The court emphasized that the divorce judgment's designation of the children as beneficiaries should be honored despite the prior beneficiary designation of Judy Ann Fowler in the insurance policy. It distinguished this case from prior rulings, asserting that the clarity of the divorce decree demonstrated the intent of the parties to provide for their children's support through the life insurance proceeds. The court underscored that the QDRO exception to ERISA’s preemption was specifically designed to prioritize state court determinations regarding family support and the welfare of children. Thus, while Judy Ann Fowler was the named beneficiary in the policy, the court found that the divorce judgment mandated a different outcome with respect to the distribution of the life insurance benefits, reinforcing the importance of adhering to state law in family matters.

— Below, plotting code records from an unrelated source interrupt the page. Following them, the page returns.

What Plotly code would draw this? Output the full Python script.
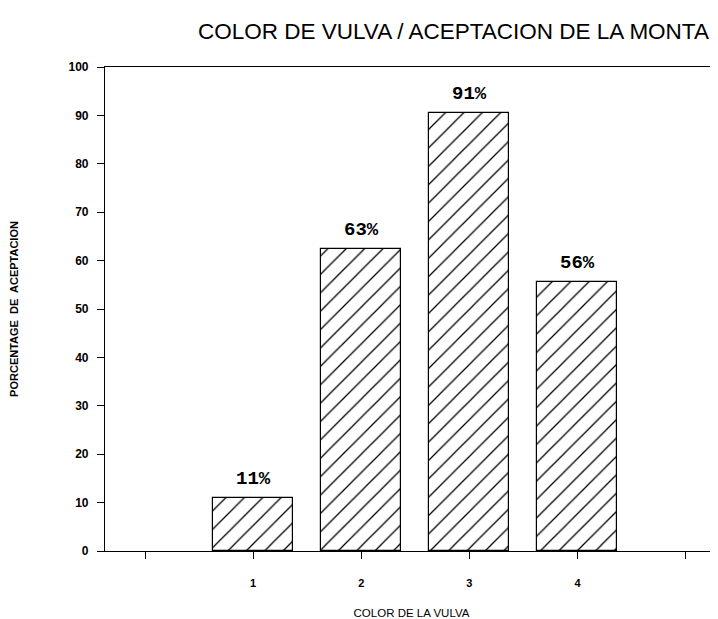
import plotly.graph_objects as go

categories = [1, 2, 3, 4]
values = [11, 62.5, 90.5, 55.5]
labels = ["11%", "63%", "91%", "56%"]
y_ticks = [0, 10, 20, 30, 40, 50, 60, 70, 80, 90, 100]
x_ticks = [0, 1, 2, 3, 4, 5]
x_ticklabels = ["", "1", "2", "3", "4", ""]
title_text = "COLOR DE VULVA / ACEPTACION DE LA MONTA"

fig = go.Figure()
fig.add_trace(go.Bar(
    x=categories, y=values, width=0.74,
    marker=dict(color="white", line=dict(color="black", width=1.2),
                pattern=dict(shape="/", fgcolor="black", bgcolor="white", fgopacity=1, size=13, solidity=0.1)),
    showlegend=False,
))
for c, v, t in zip(categories, values, labels):
    fig.add_annotation(x=c, y=v, text=t, showarrow=False, yanchor="bottom", yshift=6,
                       font=dict(family="Liberation Mono", size=19, color="black", weight=600))

fig.add_annotation(xref="paper", yref="paper", x=(453 - 105) / 613, y=1 + (67 - 31) / 484,
                   text=title_text, showarrow=False, xanchor="center", yanchor="middle",
                   font=dict(family="Liberation Sans", size=22.5, color="black"))

fig.update_layout(
    width=710, height=611,
    margin=dict(l=97, r=0, t=59, b=68, autoexpand=False),
    paper_bgcolor="white", plot_bgcolor="white",
    font=dict(family="Liberation Sans", color="black"),
    bargap=0,
)
fig.update_xaxes(range=[-0.37, 5.3], tickvals=x_ticks, ticktext=x_ticklabels, automargin=False,
                 showgrid=False, zeroline=False, showline=True, linecolor="black", linewidth=1.2, mirror=True,
                 ticks="outside", ticklen=7, tickcolor="black", ticklabelstandoff=15,
                 tickfont=dict(size=11, family="Liberation Sans", weight=600),
                 title=dict(text="COLOR DE LA VULVA", standoff=21,
                            font=dict(size=11.5, family="Liberation Sans")))
fig.update_yaxes(range=[0, 100], tickvals=y_ticks, showgrid=False, zeroline=False, automargin=False,
                 showline=True, linecolor="black", linewidth=1.2,
                 ticks="outside", ticklen=7, tickcolor="black", ticklabelstandoff=6,
                 tickfont=dict(size=12, family="Liberation Sans", weight=600),
                 title=dict(text="<b>PORCENTAGE  DE  ACEPTACION</b>", standoff=55,
                            font=dict(size=11, family="Liberation Sans")))

fig.write_html("out.html")
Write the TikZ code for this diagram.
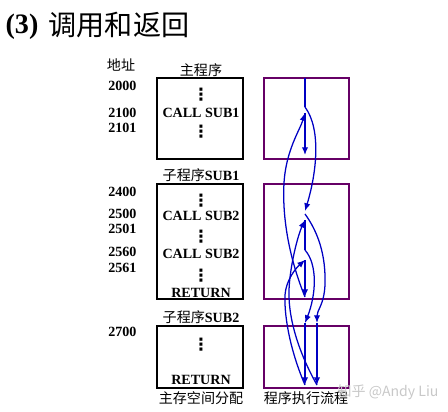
\documentclass[tikz,border=0pt]{standalone}
\usepackage{fontspec}
\setmainfont{Liberation Serif}
\newfontfamily\cjk{Noto Sans CJK SC}
\newfontfamily\symf{DejaVu Sans}
\usepackage{tikz}
\usetikzlibrary{arrows,arrows.meta,positioning}
\definecolor{boxpurple}{RGB}{102,0,102}
\definecolor{flowblue}{RGB}{0,0,195}
\definecolor{markgray}{RGB}{200,200,200}

\begin{document}
\begin{tikzpicture}[x=0.025cm, y=-0.025cm,
  addr/.style={font=\bfseries\fontsize{10}{12}\selectfont, anchor=west, inner sep=0pt},
  instr/.style={font=\bfseries\fontsize{10}{12}\selectfont, inner sep=0pt},
  dotsx/.style={font=\symf\bfseries\fontsize{12}{12}\selectfont, inner sep=0pt},
  capt/.style={font=\fontsize{10}{12}\selectfont, inner sep=0pt},
  membox/.style={draw=black, line width=1.6pt},
  flowbox/.style={draw=boxpurple, line width=1.4pt},
  flowline/.style={flowblue, line width=0.9pt},
  flow/.style={flowline, -{Latex[length=5.5pt,width=4.5pt]}}]
\useasboundingbox (0,0) rectangle (448,412);

% title
\node (num) at (22,27) {\bfseries\fontsize{20}{24}\selectfont (3)};
\node (title) at (119,25) {\cjk\fontsize{20}{24}\selectfont 调用和返回};

% main memory
\node[capt] (addr) at (121,65) {\cjk 地址};
\node[capt] (mainname) at (201,70) {\cjk 主程序};
\draw[membox] (157,78) rectangle (243,159);
\node[addr] (a2000) at (108,86) {2000};
\node[dotsx] (d1) at (201,95) {⋮};
\node[addr] (a2100) at (108,113) {2100};
\node[instr] (call1) at (201,113) {CALL SUB1};
\node[addr] (a2101) at (108,128) {2101};
\node[dotsx] (d2) at (201,132) {⋮};

\node[capt] (sub1name) at (201,175) {{\cjk 子程序}\textbf{SUB1}};
\draw[membox] (157,184) rectangle (243,299);
\node[addr] (a2400) at (108,192) {2400};
\node[dotsx] (d3) at (201,201) {⋮};
\node[addr] (a2500) at (108,214) {2500};
\node[instr] (call2) at (201,216) {CALL SUB2};
\node[addr] (a2501) at (108,229) {2501};
\node[dotsx] (d4) at (201,237) {⋮};
\node[addr] (a2560) at (108,252) {2560};
\node[instr] (call3) at (201,254) {CALL SUB2};
\node[addr] (a2561) at (108,268) {2561};
\node[dotsx] (d5) at (201,276) {⋮};
\node[instr] (ret1) at (201,293) {RETURN};

\node[capt] (sub2name) at (201,317) {{\cjk 子程序}\textbf{SUB2}};
\draw[membox] (157,326) rectangle (243,388);
\node[addr] (a2700) at (108,332) {2700};
\node[dotsx] (d6) at (201,345) {⋮};
\node[instr] (ret2) at (201,380) {RETURN};
\node[capt] (memname) at (201,398) {\cjk 主存空间分配};

% execution flow
\draw[flowbox] (264,78) rectangle (349,159);
\draw[flowbox] (264,184) rectangle (349,299);
\draw[flowbox] (264,326) rectangle (349,388);
\node[capt] (flowname) at (306,398) {\cjk 程序执行流程};

\coordinate (s) at (305,78);
\coordinate (c1) at (305,107);
\coordinate (r1) at (305,113);
\coordinate (e1) at (305,155);
\coordinate (s1) at (305,211);
\coordinate (c2) at (305,214);
\coordinate (b1) at (305,220);
\coordinate (c3) at (305,250);
\coordinate (b2) at (305,260);
\coordinate (e2) at (305,297);
\coordinate (s2a) at (317,323);
\coordinate (s2b) at (305,323);
\coordinate (e3a) at (317,385);
\coordinate (e3b) at (305,385);

\draw[flowline] (s) -- (c1);
\draw[flow] (c1) .. controls (322,130) and (316,175) .. (s1);
\draw[flow] (c2) .. controls (318,232) and (326,255) .. (325,285) .. controls (324,305) and (317,310) .. (s2a);
\draw[flow] (s2a) -- (e3a);
\draw[flow] (e3a) .. controls (300,355) and (288,320) .. (289,290) .. controls (290,265) and (298,235) .. (b1);
\draw[flowline] (b1) -- (c3);
\draw[flow] (c3) .. controls (318,265) and (316,295) .. (s2b);
\draw[flow] (s2b) -- (e3b);
\draw[flow] (e3b) .. controls (292,355) and (284,320) .. (285,295) .. controls (286,280) and (296,268) .. (b2);
\draw[flow] (b2) -- (e2);
\draw[flow] (e2) .. controls (290,260) and (282,220) .. (284,183) .. controls (286,150) and (300,130) .. (r1);
\draw[flow] (r1) -- (e1);

\node[capt, text=markgray] (mark) at (388,392) {\cjk 知乎 @Andy Liu};
\end{tikzpicture}
\end{document}
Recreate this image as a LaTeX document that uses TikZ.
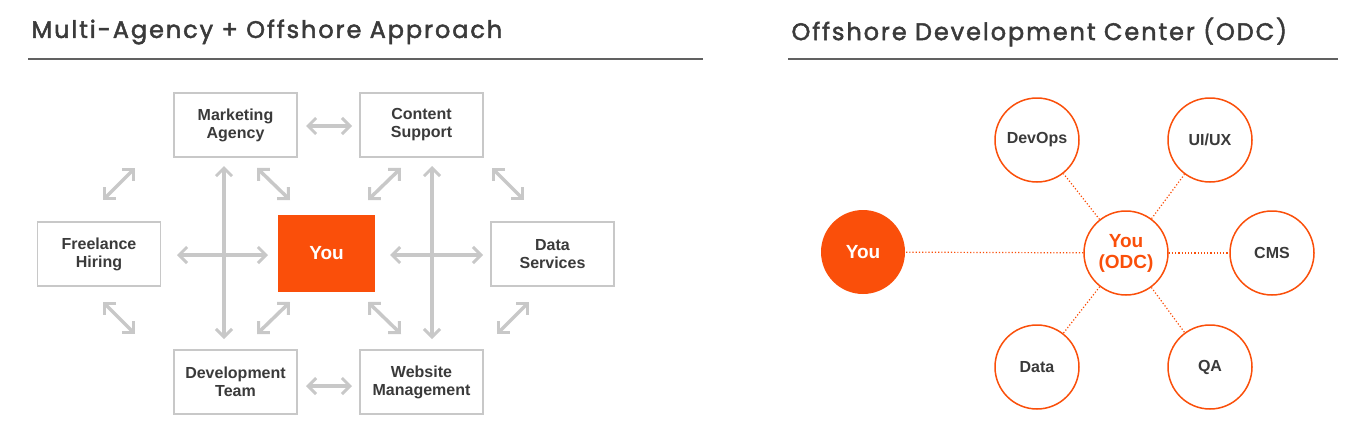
\documentclass[tikz,border=0pt]{standalone}
\usepackage{fontspec}
\setmainfont{Liberation Sans}
\newfontfamily\titlefont[LetterSpace=8,FakeBold=2]{Poppins}
\usetikzlibrary{arrows.meta}
\definecolor{org}{HTML}{FA4F0A}
\definecolor{gr}{HTML}{C8C8C8}
\definecolor{txt}{HTML}{3A3A3A}
\tikzset{
 box/.style={draw=gr,line width=1.5pt,minimum width=123pt,minimum height=64pt,align=center,font=\bfseries\fontsize{16}{18}\selectfont,text=txt},
 arr/.style={draw=gr,line width=3.5pt,{Straight Barb[length=8pt,width=16pt,line width=3pt]}-{Straight Barb[length=8pt,width=16pt,line width=3pt]}},
 circ/.style={circle,draw=org,line width=1.5pt,minimum size=84pt,font=\bfseries\fontsize{16}{18}\selectfont,text=txt,align=center},
 dot/.style={draw=org,line width=1.2pt,dotted},
 ttl/.style={anchor=west,font=\titlefont\fontsize{24}{27}\selectfont,text=txt}
}
\begin{document}
\begin{tikzpicture}[x=1pt,y=-1pt]
\useasboundingbox (0,0) rectangle (1366,442);
\node[ttl] (t1) at (28,32) {Multi-Agency + Offshore Approach};
\node[ttl] (t2) at (788,32) {Offshore Development Center (ODC)};
\draw[txt!80,line width=1.5pt] (28,59) coordinate (l1a) -- (703,59) coordinate (l1b);
\draw[txt!80,line width=1.5pt] (788,59) coordinate (l2a) -- (1338,59) coordinate (l2b);
\node[box] (mk) at (235.5,125) {Marketing\\Agency};
\node[box] (cs) at (421.5,125) {Content\\Support};
\node[box] (fh) at (99,254) {Freelance\\Hiring};
\node[box] (ds) at (552.5,254) {Data\\Services};
\node[box] (dt) at (235.5,382) {Development\\Team};
\node[box] (wm) at (421.5,382) {Website\\Management};
\node[fill=org,minimum width=97pt,minimum height=77pt,font=\bfseries\fontsize{19}{21}\selectfont,text=white] (you) at (326.5,253.5) {You};
\foreach \a/\b/\c/\d in {224/166/224/339, 177/255/268/255, 390/255/483/255, 432/166/432/339, 306/126/352/126, 306/386/352/386,
 103/200/135/168, 257/168/290/200, 368/200/401/168, 492/168/524/200, 103/302/135/334, 257/334/290/302, 368/302/401/334, 497/334/529/302}
 {\draw[arr] (\a,\b) coordinate (s) -- (\c,\d) coordinate (e);}
\node[circle,fill=org,minimum size=84pt,font=\bfseries\fontsize{19}{21}\selectfont,text=white] (y2) at (863,252) {You};
\node[circ,text=org,font=\bfseries\fontsize{19}{21}\selectfont] (odc) at (1126,253) {You\\(ODC)};
\node[circ] (dev) at (1037,140) {DevOps};
\node[circ] (ui) at (1210,140) {UI/UX};
\node[circ] (cms) at (1272,253) {CMS};
\node[circ] (da) at (1037,367) {Data};
\node[circ] (qa) at (1210,367) {QA};
\foreach \n in {y2,dev,ui,cms,da,qa} \draw[dot] (odc) -- (\n);
\end{tikzpicture}
\end{document}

Balancing ERISA Policies with Family Support

The court also considered the broader policy implications of applying the QDRO exception to welfare benefit plans, such as life insurance. It reasoned that allowing state domestic relations orders to dictate beneficiary designations would not undermine ERISA's goal of uniformity and clarity in the administration of benefit plans. Instead, it would promote the underlying objectives of ERISA by ensuring that beneficiaries, particularly dependents, receive the support intended by the plan participant. The court acknowledged that there were competing policies at play—those favoring the efficient administration of plans and those emphasizing family support and enforcement of state judgments. However, it concluded that these interests could be balanced by applying the QDRO exception to both pension and welfare benefit plans without imposing unreasonable burdens on plan administrators.

Conclusion and Judgment

In conclusion, the court determined that the divorce judgment constituted a valid QDRO and, consequently, that the life insurance benefits must be distributed according to the provisions set forth in that judgment. It ruled that Florisa and Julie Fowler were entitled to the life insurance proceeds, affirming the divorce court's decision to designate them as beneficiaries for the purpose of receiving the benefits. The court denied Judy Ann Fowler's motion for summary judgment, stating that her claim was superseded by the terms of the divorce judgment. Furthermore, it rejected the claims of Timothy Fowler and Cindy McGoldrick, reinforcing the notion that the children’s rights to the benefits were protected by the valid QDRO status of the divorce decree. The court mandated that MetLife distribute the funds in accordance with the divorce judgment, ensuring the children's financial support remained intact.